Sen. Reed, the ranking Democrat on the Armed Services Committee, made a related structural argument. He criticized the administration’s reliance on reconciliation to fund major defense platforms, calling it a “bait and switch” that prevents effective congressional oversight, and described the $1 billion in advance procurement for the BBG(X) Trump-class battleship as “vanity” and “wishful thinking.”
Historical Precedent
The most recent comparable legislation is the April 2024 supplemental, which provided $96.2 billion in emergency discretionary funding across three bills supporting Ukraine ($61.7 billion), Israel ($26.4 billion), and Indo-Pacific security ($8.1 billion). That package was projected to add approximately $95 billion to the national deficit over a decade.
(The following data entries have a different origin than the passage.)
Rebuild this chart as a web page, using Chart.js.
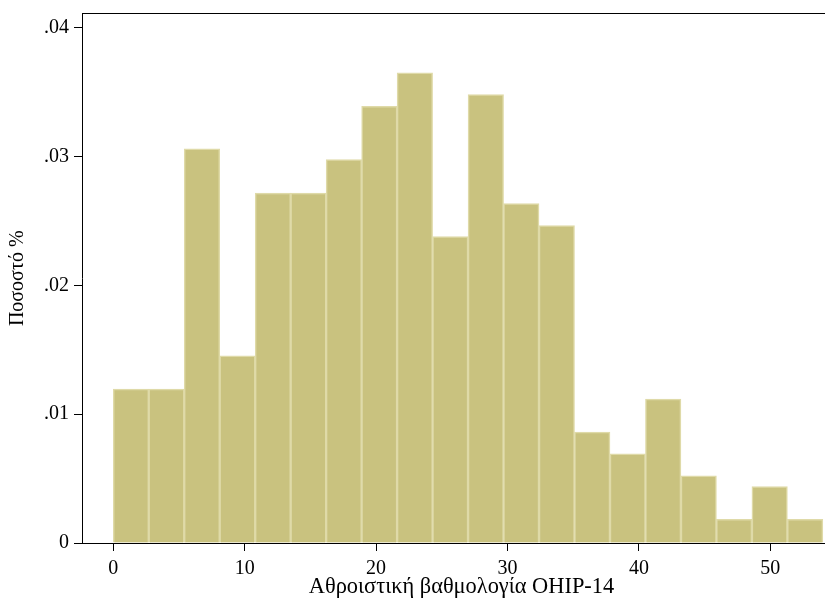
<!DOCTYPE html>
<html>
<head>
<meta charset="utf-8">
<script src="https://cdn.jsdelivr.net/npm/chart.js@4.4.1/dist/chart.umd.min.js"></script>
<style>
  html, body { margin: 0; padding: 0; background: #fff; overflow: hidden; }
  #wrap { width: 825px; height: 601px; overflow: hidden; position: relative; }
  #c { position: absolute; left: 0; top: 0; }
</style>
</head>
<body>
<div id="wrap"><canvas id="c" width="841" height="601"></canvas></div>
<script>
// Histogram bins (bin start, width 2.7) of OHIP-14 total score
const binStarts = [0, 2.7, 5.4, 8.1, 10.8, 13.5, 16.2, 18.9, 21.6, 24.3, 27.0, 29.7, 32.4, 35.1, 37.8, 40.5, 43.2, 45.9, 48.6, 51.3];
const binWidth = 2.7;
// Density values
const density = [0.01194, 0.01194, 0.03059, 0.01453, 0.02717, 0.02717, 0.02976, 0.0339, 0.0365, 0.02378,
                 0.03481, 0.02634, 0.02463, 0.0086, 0.00692, 0.01117, 0.00521, 0.00184, 0.00438, 0.00184];
const xTicks = [0, 10, 20, 30, 40, 50];
const yTicks = [0, 0.01, 0.02, 0.03, 0.04];
const yTickLabels = ['0', '.01', '.02', '.03', '.04'];
const xTitle = 'Αθροιστική βαθμολογία OHIP-14';
const yTitle = 'Ποσοστό %';

const points = binStarts.map((s, i) => ({ x: s + binWidth / 2, y: density[i] }));
const font = { family: "'Liberation Serif', 'DejaVu Serif', serif", size: 20 };
const X_MIN = -2.38, X_MAX = 55.38;

new Chart(document.getElementById('c'), {
  type: 'bar',
  data: {
    datasets: [{
      data: points,
      backgroundColor: '#C9C27F',
      borderColor: '#DFDAA8',
      borderWidth: 1.5,
      barPercentage: 1,
      categoryPercentage: 1,
      grouped: false
    }]
  },
  options: {
    responsive: false,
    animation: false,
    layout: { padding: { top: 13.5, left: 0, right: 0, bottom: 0 } },
    plugins: { legend: { display: false }, tooltip: { enabled: false } },
    scales: {
      x: {
        type: 'linear',
        offset: false,
        min: X_MIN,
        max: X_MAX,
        afterBuildTicks: s => { s.ticks = xTicks.map(v => ({ value: v })); },
        afterFit: s => { s.height = 58; s.paddingLeft = 0; s.paddingRight = 0; },
        grid: { offset: false, drawOnChartArea: false, drawTicks: true, tickLength: 8, color: '#000', lineWidth: 1 },
        border: { display: true, color: '#000', width: 1 },
        ticks: { color: '#000', font: font, padding: 6, maxRotation: 0, autoSkip: false },
        title: { display: true, text: xTitle, color: '#000', font: { family: font.family, size: 22.4 }, padding: { top: 0, bottom: 0 } }
      },
      x2: {
        type: 'linear',
        position: 'top',
        offset: false,
        min: X_MIN,
        max: X_MAX,
        afterFit: s => { s.height = 0; s.paddingLeft = 0; s.paddingRight = 0; },
        grid: { display: false },
        border: { display: true, color: '#000', width: 1 },
        ticks: { display: false }
      },
      y: {
        min: 0,
        max: 0.0411,
        afterBuildTicks: s => { s.ticks = yTicks.map(v => ({ value: v })); },
        afterFit: s => { s.width = 82; s.paddingTop = 0; s.paddingBottom = 0; },
        grid: { drawOnChartArea: false, drawTicks: true, tickLength: 8, color: '#000', lineWidth: 1 },
        border: { display: true, color: '#000', width: 1 },
        ticks: {
          color: '#000', font: font, padding: 5,
          callback: (v) => { const i = yTicks.indexOf(v); return i >= 0 ? yTickLabels[i] : ''; }
        },
        title: { display: true, text: yTitle, color: '#000', font: { family: font.family, size: 20 }, padding: { top: 6, bottom: 0 } }
      }
    }
  }
});
</script>
</body>
</html>
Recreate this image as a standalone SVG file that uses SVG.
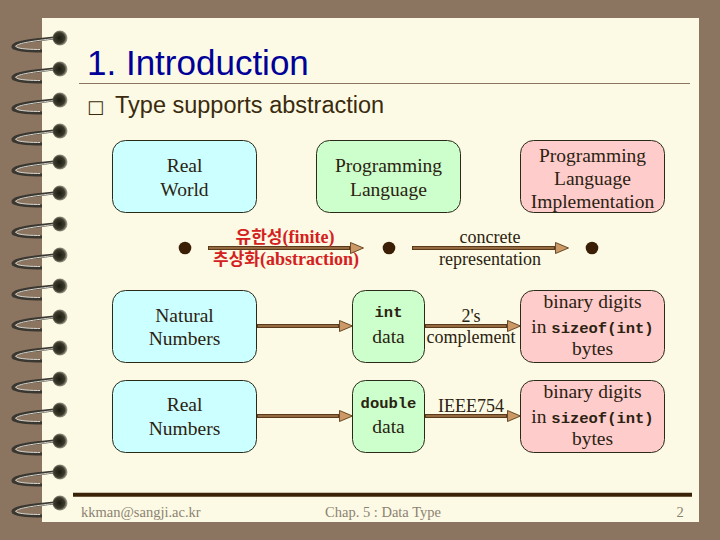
<svg xmlns="http://www.w3.org/2000/svg" width="720" height="540" viewBox="0 0 720 540">
<defs>
<radialGradient id="ball" cx="0.45" cy="0.5" r="0.6">
<stop offset="0" stop-color="#1a1a10"/>
<stop offset="0.6" stop-color="#3c3a2c"/>
<stop offset="1" stop-color="#9a9888" stop-opacity="0.6"/>
</radialGradient>
<g id="ring">
<path d="M42,13 C28,13 12,12 13,8 C14,4 34,2 54,0" fill="none" stroke="#3a3630" stroke-width="3"/>
<path d="M40,11.5 C28,11.5 15,10.5 16,8 C18,5 34,3 54,0.5" fill="none" stroke="#d8d8d0" stroke-width="1"/>
<circle cx="60" cy="0" r="7.5" fill="url(#ball)"/>
</g>
<marker id="ah" markerUnits="userSpaceOnUse" markerWidth="16" markerHeight="14" refX="0" refY="6" orient="auto">
<path d="M0.5,0.5 L13.5,6 L0.5,11.5 Z" fill="#CC9966" stroke="#5A3A1A" stroke-width="0.9"/>
</marker>
<style>
.box{stroke:#2a2a1a;stroke-width:1}
.cy{fill:#CCFFFF}.gr{fill:#CCFFCC}.pk{fill:#FFCCCC}
.t{font-family:"Liberation Serif","Times New Roman",serif;font-size:19.5px;fill:#2B2211;text-anchor:middle}
.m{font-family:"Liberation Mono","Courier New",monospace;font-size:15.5px;font-weight:bold;fill:#2B2211}
.lab{font-family:"Liberation Serif","Times New Roman",serif;font-size:18px;fill:#2B2211;text-anchor:middle}
.red{font-family:"Liberation Serif","Noto Sans CJK KR",serif;font-size:18px;font-weight:bold;fill:#D42020;text-anchor:middle}
.ko{font-family:"Noto Sans CJK KR",sans-serif;font-size:17px}
.shaft{fill:none;stroke:#5A3A1A;stroke-width:4}
.core{fill:none;stroke:#A87B4F;stroke-width:1.3}
.foot{font-family:"Liberation Serif","Times New Roman",serif;font-size:14.5px;fill:#8C8272}
.dot{fill:#3A1E05}
</style>
</defs>
<rect x="0" y="0" width="720" height="540" fill="#8B7560"/>
<rect x="42" y="18" width="657" height="504" fill="#FCFAE4"/>
<g id="binding">
<use href="#ring" y="38"/><use href="#ring" y="69"/><use href="#ring" y="100"/><use href="#ring" y="131"/>
<use href="#ring" y="162"/><use href="#ring" y="193"/><use href="#ring" y="224"/><use href="#ring" y="255"/>
<use href="#ring" y="286"/><use href="#ring" y="317"/><use href="#ring" y="348"/><use href="#ring" y="379"/>
<use href="#ring" y="410"/><use href="#ring" y="441"/><use href="#ring" y="472"/><use href="#ring" y="503"/>
</g>
<g id="title">
<text x="87" y="75" font-family="Liberation Sans, Arial, sans-serif" font-size="35" fill="#000099">1. Introduction</text>
<line x1="79" y1="83.5" x2="690" y2="83.5" stroke="#8B7560" stroke-width="1"/>
<text x="87" y="113" font-family="Liberation Sans, Arial, sans-serif" font-size="23.5" fill="#3A2A0E"><tspan font-family="DejaVu Sans, sans-serif" font-size="18">□</tspan><tspan x="115">Type supports abstraction</tspan></text>
</g>
<g id="connectors">
<path class="shaft" d="M208,248 H350" marker-end="url(#ah)"/><path class="core" d="M209,248 H349"/>
<path class="shaft" d="M412,248 H555" marker-end="url(#ah)"/><path class="core" d="M413,248 H554"/>
<path class="shaft" d="M257,326 H339" marker-end="url(#ah)"/><path class="core" d="M258,326 H338"/>
<path class="shaft" d="M257,416 H339" marker-end="url(#ah)"/><path class="core" d="M258,416 H338"/>
<path class="shaft" d="M425,326 H507" marker-end="url(#ah)"/><path class="core" d="M426,326 H506"/>
<path class="shaft" d="M425,416 H507" marker-end="url(#ah)"/><path class="core" d="M426,416 H506"/>
<text class="red" x="285" y="243"><tspan class="ko">유한성</tspan>(finite)</text>
<text class="red" x="286" y="265"><tspan class="ko">추상화</tspan>(abstraction)</text>
<text class="lab" x="490" y="243">concrete</text>
<text class="lab" x="490" y="265">representation</text>
<text class="lab" x="471" y="322">2's</text>
<text class="lab" x="471" y="343">complement</text>
<text class="lab" x="471" y="412">IEEE754</text>
</g>
<g id="dots">
<circle class="dot" cx="185" cy="248" r="6.3"/>
<circle class="dot" cx="389" cy="248" r="6.3"/>
<circle class="dot" cx="592" cy="248" r="6.3"/>
</g>
<g id="real-world">
<rect class="box cy" x="112.5" y="140.5" width="144" height="72" rx="13"/>
<text class="t" x="184.5" y="172">Real</text>
<text class="t" x="184.5" y="196">World</text>
</g>
<g id="programming-language">
<rect class="box gr" x="316.5" y="140.5" width="144" height="72" rx="13"/>
<text class="t" x="388.5" y="172">Programming</text>
<text class="t" x="388.5" y="196">Language</text>
</g>
<g id="pl-implementation">
<rect class="box pk" x="520.5" y="140.5" width="144" height="72" rx="13"/>
<text class="t" x="592.5" y="162">Programming</text>
<text class="t" x="592.5" y="185">Language</text>
<text class="t" x="592.5" y="208">Implementation</text>
</g>
<g id="natural-numbers">
<rect class="box cy" x="112.5" y="290.5" width="144" height="72" rx="13"/>
<text class="t" x="184.5" y="322">Natural</text>
<text class="t" x="184.5" y="345">Numbers</text>
</g>
<g id="real-numbers">
<rect class="box cy" x="112.5" y="380.5" width="144" height="72" rx="13"/>
<text class="t" x="184.5" y="411">Real</text>
<text class="t" x="184.5" y="435">Numbers</text>
</g>
<g id="int-data">
<rect class="box gr" x="352.5" y="290.5" width="72" height="72" rx="13"/>
<text class="m" x="388.5" y="317" text-anchor="middle">int</text>
<text class="t" x="388.5" y="343">data</text>
</g>
<g id="double-data">
<rect class="box gr" x="352.5" y="380.5" width="72" height="72" rx="13"/>
<text class="m" x="388.5" y="408" text-anchor="middle">double</text>
<text class="t" x="388.5" y="433">data</text>
</g>
<g id="int-bits">
<rect class="box pk" x="520.5" y="290.5" width="144" height="72" rx="13"/>
<text class="t" x="592.5" y="308">binary digits</text>
<text class="t" x="592.5" y="333">in <tspan class="m">sizeof(int)</tspan></text>
<text class="t" x="592.5" y="355">bytes</text>
</g>
<g id="double-bits">
<rect class="box pk" x="520.5" y="380.5" width="144" height="72" rx="13"/>
<text class="t" x="592.5" y="398">binary digits</text>
<text class="t" x="592.5" y="423">in <tspan class="m">sizeof(int)</tspan></text>
<text class="t" x="592.5" y="445">bytes</text>
</g>
<g id="footer">
<line x1="73" y1="494.7" x2="692" y2="494.7" stroke="#3A2208" stroke-width="4"/>
<text class="foot" x="81" y="517">kkman@sangji.ac.kr</text>
<text class="foot" x="383" y="517" text-anchor="middle">Chap. 5 : Data Type</text>
<text class="foot" x="680" y="517" text-anchor="middle">2</text>
</g>
</svg>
The current $87.6 billion request is smaller in total, but its defense component is concentrated on a single conflict rather than spread across multiple theaters, and it arrives at a time when the rolling federal deficit has already reached $1.7 trillion.
Legislative Status
As of late June 2026, the supplemental remains an executive request rather than an introduced bill. No committee has scheduled a markup or a vote. OMB Director Vought urged Congress to “take action on these important and urgent requests as soon as possible,” and lawmakers have indicated the supplemental would be prioritized over the Pentagon’s separate fiscal 2027 base budget request and the $350 billion reconciliation package. But with Democrats demanding a war-authorization vote as a precondition for funding, Republicans internally divided over the legislative vehicle, and the 2026 midterm elections approaching — forcing vulnerable Republicans to take a recorded vote on an unpopular war — the path to passage remains contested and unclear.